Again, I think there's some confusion re: units here. 389ms is consistent with my experience of <1s, that is, 1000ms. I normally get the path back in about 500ms.

As I said, we created a ticket to look into performance for the full version of this query. Generally querying for properties of intermediate nodes in paths comes at a cost when many paths go through the same nodes (so not just the nodes are repeated but their associated properties too). But it doesn't seem to be the case here since there's only a single path.


Hi, Pavel:

Based on your current customer feedback, is that a real problem when a single query takes about 300-500 ms in a production system? If the KG is used as part of an analysis tool, it may be ok for an analyst to wait for several hundreds of millseconds or even a few seconds for the query to be completed. Instead, if the KG is used to support a realtime system, i.e. a chatbot to interact with many customers, would that be too slow? (In such a case, assume that the KG query time alone should be limited to < 100ms). It would be great if you can share some information on this based on your current customer experiences and feedback.

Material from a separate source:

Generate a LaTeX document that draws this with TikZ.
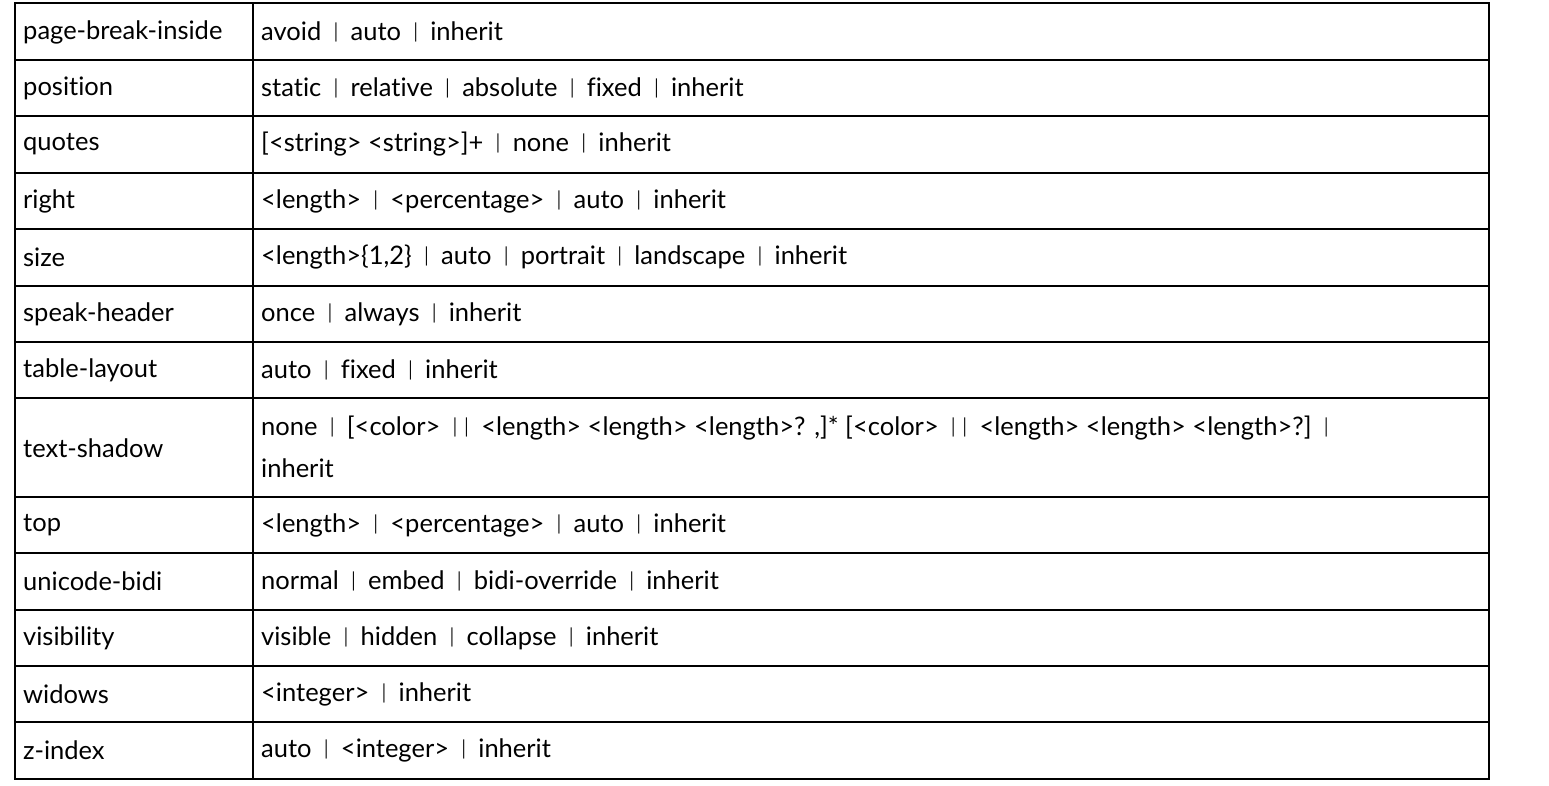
\documentclass[tikz,border=0pt]{standalone}
\usepackage{fontspec}
\setmainfont[Ligatures=NoCommon]{Lato}
\begin{document}
\begin{tikzpicture}[x=1pt,y=-1pt,
  cell/.style={anchor=west,inner sep=0pt,font=\fontsize{25.5}{30}\selectfont},
  grid/.style={line width=2.5pt}]
\useasboundingbox (0,0) rectangle (1549,786);
\def\bar{\enspace\raisebox{0.15ex}{\scalebox{0.6}[0.8]{\textbar}}\enspace}
\def\dbar{\enspace\raisebox{0.15ex}{\scalebox{0.6}[0.8]{\textbar}}\hspace{0.3em}\raisebox{0.15ex}{\scalebox{0.6}[0.8]{\textbar}}\enspace}
\foreach \y in {60,116,173,229,286,342,398,497,553,610,666,722}
  \draw[line width=2pt] (15,\y) -- (1489,\y);
\draw[grid] (15,3) rectangle (1489,779);
\draw[grid] (253,3) -- (253,779);
\foreach \n/\y/\a/\b in {
 r1/32/page-break-inside/{avoid\bar auto\bar inherit},
 r2/88/position/{static\bar relative\bar absolute\bar fixed\bar inherit},
 r3/144/quotes/{[<string> <string>]+\bar none\bar inherit},
 r4/201/right/{<length>\bar <percentage>\bar auto\bar inherit},
 r5/257/size/{<length>\{1,2\}\bar auto\bar portrait\bar landscape\bar inherit},
 r6/314/speak-header/{once\bar always\bar inherit},
 r7/370/table-layout/{auto\bar fixed\bar inherit},
 r9/525/top/{<length>\bar <percentage>\bar auto\bar inherit},
 r10/581/unicode-bidi/{normal\bar embed\bar bidi-override\bar inherit},
 r11/638/visibility/{visible\bar hidden\bar collapse\bar inherit},
 r12/694/widows/{<integer>\bar inherit},
 r13/750/z-index/{auto\bar <integer>\bar inherit}} {
  \node[cell] (\n a) at (23,\y) {\a};
  \node[cell] (\n b) at (261,\y) {\b};
}
\node[cell] (r8a) at (23,448) {text-shadow};
\node[cell] (r8b) at (261,428) {none\bar [<color>\dbar <length> <length> <length>? ,]* [<color>\dbar <length> <length> <length>?]\bar};
\node[cell] (r8c) at (261,468) {inherit};
\end{tikzpicture}
\end{document}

Well, I don't think people would use path queries to provide data for real time tasks, e.g. for UI stuff. Searching for paths is naturally seen as a more of an analytic task which requires possibly deep graph traversals (unless you constrain it in some specific ways, e.g. with the MAX LENGTH keyword). We have customers who use Stardog to power UI but those queries are typically more like finding properties/connections of specific nodes in the graphs, i.e. low latency requires selective patterns. And then there's typically stuff between a database and the UI layer, e.g. caches, to ensure responsiveness.